While the Enigma stands out as the most famous of encryption machines, Italy, set out to develop a high-end machine to rival its war partner, Germany. In 1939 Italy’s government secretly tasked a little-known photogrammetric equipment company, Ottico Meccanica Italiana (OMI), to build a device capable of rivaling its more famous cousin. Founded in 1926, OMI’s tools were used to create precision topographical maps and surveys using stereoscopic aerial photography. The technical expertise made OMI a natural fit for the job. The end result was OMI’s first cipher machine known as the Cryptograph Alpha.

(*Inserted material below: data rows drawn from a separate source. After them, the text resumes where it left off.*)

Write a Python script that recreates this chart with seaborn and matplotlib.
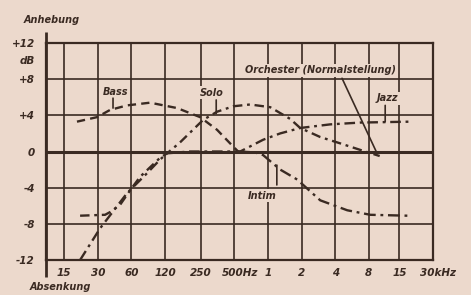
import numpy as np
import pandas as pd
import matplotlib
matplotlib.use("Agg")
import matplotlib.pyplot as plt
import matplotlib.transforms as mtransforms
from matplotlib.ticker import NullLocator
import seaborn as sns

# ---------------- data ----------------
x_ticks = [15, 30, 60, 120, 250, 500, 1000, 2000, 4000, 8000, 15000, 30000]
x_ticklabels = ["15", "30", "60", "120", "250", "500Hz", "1", "2", "4", "8", "15", "30kHz"]
y_ticks = [-12, -8, -4, 0, 4, 8, 12]
y_ticklabels = ["-12", "-8", "-4", "0", "+4", "+8", "+12"]

orchester_f = [10.3, 30000]
orchester_db = [0, 0]

bass_f = [19.5, 29.5, 38.6, 54.8, 88, 154, 247, 350, 458, 540]
bass_db = [3.3, 3.8, 4.6, 5.1, 5.4, 4.8, 3.8, 2.4, 0.9, 0.0]

intim_f = [540, 768, 905, 1286, 1826, 2936, 5123, 8233, 17700]
intim_db = [0.0, -0.1, -0.4, -2.0, -3.1, -5.4, -6.5, -7.0, -7.1]

solo_f = [20.8, 34.8, 38.6, 47.4, 58.3, 71.6, 108, 125, 163, 201, 263, 350, 488,
          692, 1047, 1581, 1943, 2936, 4431, 7000, 10000]
solo_db = [-7.1, -7.0, -6.7, -5.9, -4.3, -2.8, -0.7, -0.2, 1.0, 2.1, 3.5, 4.4, 5.0,
           5.2, 4.9, 3.6, 2.6, 1.6, 0.9, 0.1, -0.5]

jazz_f = [20.8, 31.4, 54.8, 82.7, 108, 125, 200, 400, 564, 905, 1286, 1943, 3606, 6700, 18800]
jazz_db = [-12, -8.5, -4.6, -2.4, -0.9, -0.2, 0, 0, 0, 1.3, 2.0, 2.6, 3.0, 3.2, 3.3]

# ---------------- style ----------------
BG = "#ecd9cc"
INK = "#3a2a22"

sns.set_theme(style="white")
plt.rcParams["font.family"] = ["DejaVu Sans"]
plt.rcParams["figure.facecolor"] = BG
plt.rcParams["axes.facecolor"] = BG

fig = plt.figure(figsize=(4.71, 2.95), dpi=100)
ax = fig.add_axes([46 / 471, 35 / 295, (433 - 46) / 471, 217 / 295])
ax.set_facecolor(BG)

ax.set_xscale("log")
ax.set_xlim(10.3, 30000)
ax.set_ylim(-12, 12)

ax.set_xticks(x_ticks)
ax.set_xticklabels(x_ticklabels)
ax.xaxis.set_minor_locator(NullLocator())
ax.set_yticks(y_ticks)
ax.set_yticklabels(y_ticklabels)

tick_font = dict(fontsize=7.5, fontweight="bold", fontstyle="italic", color=INK)
for lab in ax.get_xticklabels() + ax.get_yticklabels():
    lab.set_fontsize(7.5)
    lab.set_fontweight("bold")
    lab.set_fontstyle("italic")
    lab.set_color(INK)
ax.tick_params(axis="both", length=0)
ax.tick_params(axis="y", pad=8)
ax.tick_params(axis="x", pad=6)

# labels with unit suffix: keep number centred on the grid line
for lab in ax.get_xticklabels():
    if lab.get_text() in ("500Hz", "30kHz"):
        lab.set_horizontalalignment("left")
        off = mtransforms.ScaledTranslation(-9 / 72, 0, fig.dpi_scale_trans)
        lab.set_transform(lab.get_transform() + off)

ax.grid(True, color=INK, linewidth=1.2)
for s in ax.spines.values():
    s.set_color(INK)
    s.set_linewidth(1.6)

# extended left axis
ax.plot([0, 0], [-0.08, 1.05], transform=ax.transAxes, clip_on=False,
        color=INK, lw=2.0, solid_capstyle="butt")

# ---------------- curves ----------------
sns.lineplot(x=orchester_f, y=orchester_db, ax=ax, color=INK, lw=2.2,
             estimator=None, sort=False)
sns.lineplot(x=bass_f, y=bass_db, ax=ax, color=INK, lw=1.7, dashes=False,
             estimator=None, sort=False).lines[-1].set_dashes((3.5, 2.2))
sns.lineplot(x=intim_f, y=intim_db, ax=ax, color=INK, lw=1.7,
             estimator=None, sort=False).lines[-1].set_dashes((5, 2, 1.2, 2))
sns.lineplot(x=solo_f, y=solo_db, ax=ax, color=INK, lw=1.7,
             estimator=None, sort=False).lines[-1].set_dashes((4, 2, 1.2, 2))
sns.lineplot(x=jazz_f, y=jazz_db, ax=ax, color=INK, lw=1.7,
             estimator=None, sort=False).lines[-1].set_dashes((4.5, 2, 1.2, 2))

ax.set_xlabel("")
ax.set_ylabel("")

# ---------------- annotations ----------------
lab_kw = dict(fontsize=7, fontweight="bold", fontstyle="italic", color=INK,
              ha="center", va="center",
              bbox=dict(boxstyle="square,pad=0.15", fc=BG, ec="none"))
line_kw = dict(arrowstyle="-", color=INK, lw=1.2, shrinkA=0, shrinkB=0)

ax.text(42.8, 6.6, "Bass", **lab_kw)
ax.annotate("", xy=(41, 4.8), xytext=(41, 5.9), arrowprops=line_kw)

ax.text(316, 6.5, "Solo", **lab_kw)
ax.annotate("", xy=(344, 4.2), xytext=(344, 5.7), arrowprops=line_kw)

ax.text(2936, 9.0, "Orchester (Normalstellung)", **lab_kw)
ax.annotate("", xy=(9300, 0), xytext=(4600, 8.1), arrowprops=line_kw)

ax.text(11700, 5.9, "Jazz", **lab_kw)
ax.annotate("", xy=(11200, 3.3), xytext=(11200, 5.1), arrowprops=line_kw)

ax.text(886, -4.9, "Intim", **lab_kw)
ax.annotate("", xy=(1200, -1.5), xytext=(1200, -3.7), arrowprops=line_kw)

ax.annotate("dB", xy=(0, 10), xycoords=("axes fraction", "data"),
            xytext=(-8, 0), textcoords="offset points",
            ha="right", va="center", fontsize=7.5, fontweight="bold",
            fontstyle="italic", color=INK)

fig.text(52 / 471, 1 - 20 / 295, "Anhebung", ha="center", va="center",
         fontsize=7, fontweight="bold", fontstyle="italic", color=INK)
fig.text(60 / 471, 1 - 287 / 295, "Absenkung", ha="center", va="center",
         fontsize=7, fontweight="bold", fontstyle="italic", color=INK)

fig.savefig("out.png", dpi=100, facecolor=BG)
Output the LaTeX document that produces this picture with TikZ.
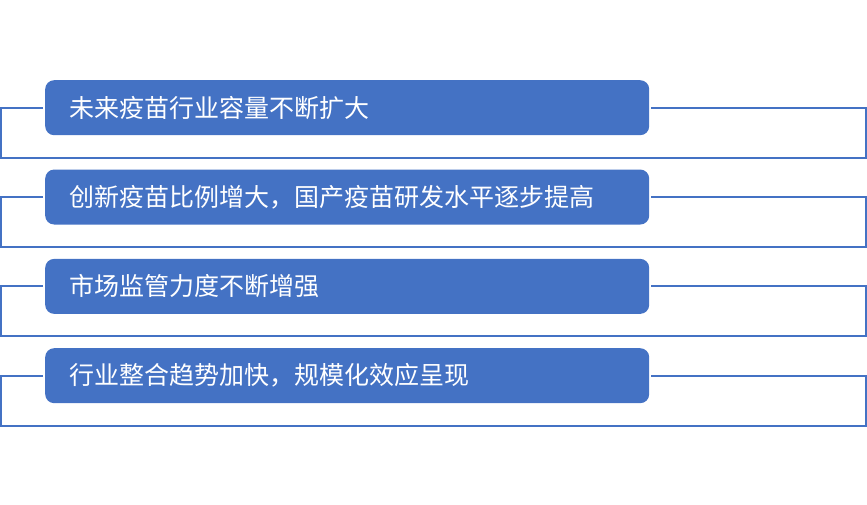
\documentclass[tikz,border=0pt]{standalone}
\usepackage{fontspec}
\newfontfamily\cjk{Noto Sans CJK SC}
\definecolor{boxblue}{HTML}{4472C4}
\tikzset{
  itembox/.style={draw=none, fill=boxblue, rounded corners=9pt, anchor=north west,
    minimum height=55pt, text width=556pt, inner xsep=24pt, inner ysep=0pt, align=left,
    text=white, font=\cjk\fontsize{25}{30}\selectfont},
  frame/.style={draw=boxblue, line width=1.9pt}
}
\begin{document}
\begin{tikzpicture}[x=1pt,y=-1pt]
\useasboundingbox (0,0) rectangle (867,505);
\foreach \i/\t in {0/未来疫苗行业容量不断扩大,
                   1/{创新疫苗比例增大，国产疫苗研发水平逐步提高},
                   2/市场监管力度不断增强,
                   3/{行业整合趋势加快，规模化效应呈现}} {
  \pgfmathsetmacro{\top}{80+89.33*\i}
  \pgfmathsetmacro{\bot}{157.7+89.33*\i}
  \node[itembox] (b\i) at (45,\top) {\t};
  \coordinate (bl\i) at (1,\bot);
  \coordinate (br\i) at (866,\bot);
  \draw[frame] ([xshift=-2pt]b\i.west) -| (bl\i) -- (br\i) |- ([xshift=2pt]b\i.east);
}
\end{tikzpicture}
\end{document}
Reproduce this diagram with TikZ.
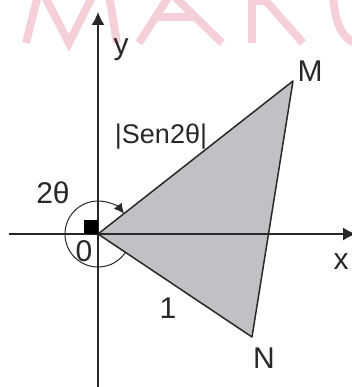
\documentclass[tikz,border=0pt]{standalone}
\usepackage{fontspec}
\setmainfont{Liberation Sans}
\usetikzlibrary{arrows.meta}
\definecolor{wmpink}{RGB}{246,208,216}
\definecolor{trifill}{RGB}{192,193,196}
\definecolor{ink}{RGB}{40,40,40}

\begin{document}
\begin{tikzpicture}[x=1pt, y=1pt, every node/.style={font=\fontsize{30}{30}\selectfont, text=ink, inner sep=0pt}, >={Latex[length=13pt, width=13pt]}]
	\useasboundingbox (0,0) rectangle (351,387);
	% watermark letters at the top, only their feet show
	\begin{scope}[wmpink, line width=8pt]
		\draw (26,344) -- (38,392);
		\draw (44,392) -- (69,344) -- (93,392);
		\draw (109,392) -- (117,344);
		\draw (139,344) -- (171,394) -- (222,344);
		\draw (157,370) -- (196,370);
		\draw (252,344) -- (252,392);
		\draw (252,386) -- (266,386) -- (303,344);
		\draw (333,392) .. controls (335,362) and (343,348) .. (356,344);
	\end{scope}
	\coordinate (O) at (98,153);
	\coordinate (M) at (293,306);
	\coordinate (N) at (252,50);
	\coordinate (xl) at (9,153); \coordinate (xr) at (356,153);
	\coordinate (yb) at (98,-5); \coordinate (yt) at (98,375);
	\fill[trifill] (O) -- (M) -- (N) -- cycle;
	\draw[ink, line width=1.3pt, ->] (xl) -- (xr);
	\draw[ink, line width=1.3pt, ->] (yb) -- (yt);
	\draw[ink, line width=1.5pt, line join=round] (O) -- (M) -- (N) -- cycle;
	\fill[black] (O) rectangle ++(-14,14);
	\draw[ink, line width=1pt, -{Latex[length=10pt, width=10pt]}] (O) ++(-33:33) arc[start angle=-33, end angle=-322, radius=33];
	\node (ylab) at (121,337) {y};
	\node (Mlab) at (310,316) {M};
	\node (xlab) at (341,125) {x};
	\node (Nlab) at (264,29) {N};
	\node (one) at (168,79) {1};
	\node (sen) at (161,250) {\fontsize{27}{27}\selectfont|Sen2θ|};
	\node (ang) at (53,194) {2θ};
	\node (zero) at (84,136) {0};
\end{tikzpicture}
\end{document}
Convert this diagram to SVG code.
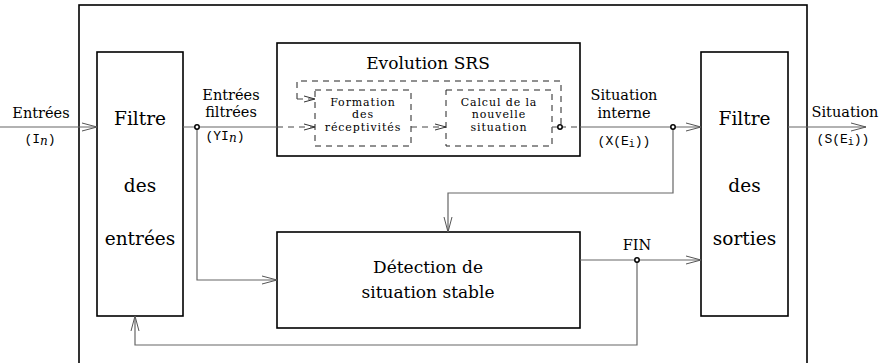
<svg xmlns="http://www.w3.org/2000/svg" width="887" height="363" viewBox="0 0 887 363">
<defs>
<style>
.box{fill:none;stroke:#000;stroke-width:1.6}
.dbox{fill:none;stroke:#222;stroke-width:1;stroke-dasharray:6,5}
.conn{fill:none;stroke:#666;stroke-width:1.2}
.dconn{fill:none;stroke:#444;stroke-width:1;stroke-dasharray:6,5}
text{font-family:'DejaVu Serif','Liberation Serif',serif;fill:#000}
.m{font-family:'Liberation Mono','DejaVu Sans Mono',monospace;font-size:13px}
.s{font-size:11px;letter-spacing:0.9px}
.l{font-size:14.5px}
.dot{fill:#fff;stroke:#000;stroke-width:1.5}
</style>
<marker id="ar" markerUnits="userSpaceOnUse" markerWidth="16" markerHeight="10" refX="15" refY="5" orient="auto">
<path d="M0,1 L15,5 L0,9" fill="none" stroke="#555" stroke-width="1"/>
</marker>
<marker id="ars" markerUnits="userSpaceOnUse" markerWidth="12" markerHeight="8" refX="11" refY="4" orient="auto">
<path d="M0,1 L11,4 L0,7" fill="none" stroke="#333" stroke-width="1"/>
</marker>
</defs>
<rect x="79" y="5" width="728" height="362" fill="#fff" stroke="#000" stroke-width="1.6"/>
<g id="filtre-entrees">
<rect class="box" x="97" y="52" width="86" height="264"/>
<text x="140" y="125" font-size="18.5" text-anchor="middle">Filtre</text>
<text x="140" y="192" font-size="18.5" text-anchor="middle">des</text>
<text x="140" y="245" font-size="18.5" text-anchor="middle">entrées</text>
</g>
<g id="filtre-sorties">
<rect class="box" x="701" y="52" width="87" height="264"/>
<text x="744.5" y="125" font-size="18.5" text-anchor="middle">Filtre</text>
<text x="744.5" y="192" font-size="18.5" text-anchor="middle">des</text>
<text x="744.5" y="245" font-size="18.5" text-anchor="middle">sorties</text>
</g>
<g id="evolution-srs">
<rect class="box" x="277" y="43" width="303" height="113"/>
<text x="428" y="69" font-size="17" text-anchor="middle">Evolution SRS</text>
<path class="dbox" d="M297,99 L297,81 L561,81 L561,126"/>
</g>
<g id="formation">
<rect class="dbox" x="315" y="90" width="96" height="56"/>
<text class="s" x="363" y="106" text-anchor="middle">Formation</text>
<text class="s" x="363" y="118" text-anchor="middle">des</text>
<text class="s" x="363" y="131" text-anchor="middle">réceptivités</text>
</g>
<g id="calcul">
<rect class="dbox" x="446" y="90" width="106" height="56"/>
<text class="s" x="499" y="106" text-anchor="middle">Calcul de la</text>
<text class="s" x="499" y="118" text-anchor="middle">nouvelle</text>
<text class="s" x="499" y="131" text-anchor="middle">situation</text>
</g>
<g id="detection">
<rect class="box" x="277" y="232" width="303" height="96"/>
<text x="428" y="273" font-size="17" text-anchor="middle">Détection de</text>
<text x="428" y="298" font-size="17" text-anchor="middle">situation stable</text>
</g>
<g id="connectors">
<path class="conn" d="M0,127 L97,127" marker-end="url(#ar)"/>
<path class="conn" d="M183,127 L277,127"/>
<path class="dconn" d="M277,127 L315,127" marker-end="url(#ars)"/>
<path class="dconn" d="M297,99 L315,99" marker-end="url(#ars)"/>
<path class="dconn" d="M411,127 L446,127" marker-end="url(#ars)"/>
<path class="conn" d="M552,127 L560,127"/>
<path class="dconn" d="M560,127 L580,127"/>
<path class="conn" d="M580,127 L701,127" marker-end="url(#ar)"/>
<path class="conn" d="M788,127 L866,127" marker-end="url(#ar)"/>
<path class="conn" d="M197,127 L197,280 L277,280" marker-end="url(#ar)"/>
<path class="conn" d="M673,127 L673,193 L448,193 L448,232" marker-end="url(#ar)"/>
<path class="conn" d="M580,260 L701,260" marker-end="url(#ar)"/>
<path class="conn" d="M637,260 L637,345 L135,345 L135,316" marker-end="url(#ar)"/>
<circle class="dot" cx="197" cy="127" r="2.2"/>
<circle class="dot" cx="560" cy="127" r="2.2"/>
<circle class="dot" cx="673" cy="127" r="2.2"/>
<circle class="dot" cx="637" cy="260" r="2.2"/>
</g>
<g id="labels">
<text class="l" x="41" y="118" text-anchor="middle">Entrées</text>
<text class="m" x="40" y="143" text-anchor="middle">(I<tspan font-family="'DejaVu Serif',serif" font-style="italic" font-size="12" dy="2">n</tspan><tspan dy="-2">)</tspan></text>
<text class="l" x="231" y="100" text-anchor="middle">Entrées</text>
<text class="l" x="231" y="117" text-anchor="middle">filtrées</text>
<text class="m" x="225" y="140" text-anchor="middle">(YI<tspan font-family="'DejaVu Serif',serif" font-style="italic" font-size="12" dy="2">n</tspan><tspan dy="-2">)</tspan></text>
<text class="l" x="624" y="100" text-anchor="middle">Situation</text>
<text class="l" x="624" y="118" text-anchor="middle">interne</text>
<text class="m" x="624" y="145" text-anchor="middle">(X(E<tspan font-size="10" dy="2">i</tspan><tspan dy="-2">))</tspan></text>
<text class="l" x="845" y="117" text-anchor="middle">Situation</text>
<text class="m" x="843" y="143" text-anchor="middle">(S(E<tspan font-size="10" dy="2">i</tspan><tspan dy="-2">))</tspan></text>
<text class="l" x="637" y="250" text-anchor="middle">FIN</text>
</g>
</svg>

OMI built cipher devices throughout WWII, and into the 1960’s, including: the OMI Cryptograph, the OMI Cryptograph-CR and the OMI Cryptograph-CR MkII. While many of these devices managed to survive passing through the hands of various collectors and museums, examples of the second iteration, the OMI Cryptograph machines, were widely believed to have been destroyed long ago. Until now. Digging through its vast collection of warehoused artifacts, the National Cryptologic Museum (NCM), curators found an OMI Cryptograph machine in its collection.
NCM Collections Manager Spencer Allenbaugh recently discovered the OMI Cryptograph in a dusty crate and immediately knew he had found a treasure.
“This find gives the National Cryptologic Museum the chance to recover an artifact once thought to be lost forever. This device provides a small glimpse into Italy’s cryptologic history and how Italian cryptologists operated during that time period. This recovery also strengthens our already-strong reputation in the field of cryptologic history and will give people more reason to come and see the device up close once the museum re-opens,” said Allenbaugh.
“When the device is on display, researchers and historians will have the opportunity to see the artifact, study it, and learn more about its history and design,” he added.
Originally introduced around 1954, the OMI Cryptograph operated similarly to the German Enigma, with five moving cipher wheels to encipher/decipher messages, but, unlike the military Enigmas, it also had a built-in printer that produced its output directly onto a paper strip. This model was operational until the late 1950s when the OMI Cryptograph-CR succeeded it.
Visitors to the NCM can look forward to see this treasure on exhibit when museum renovations are completed and the museum reopens in Spring of 2022.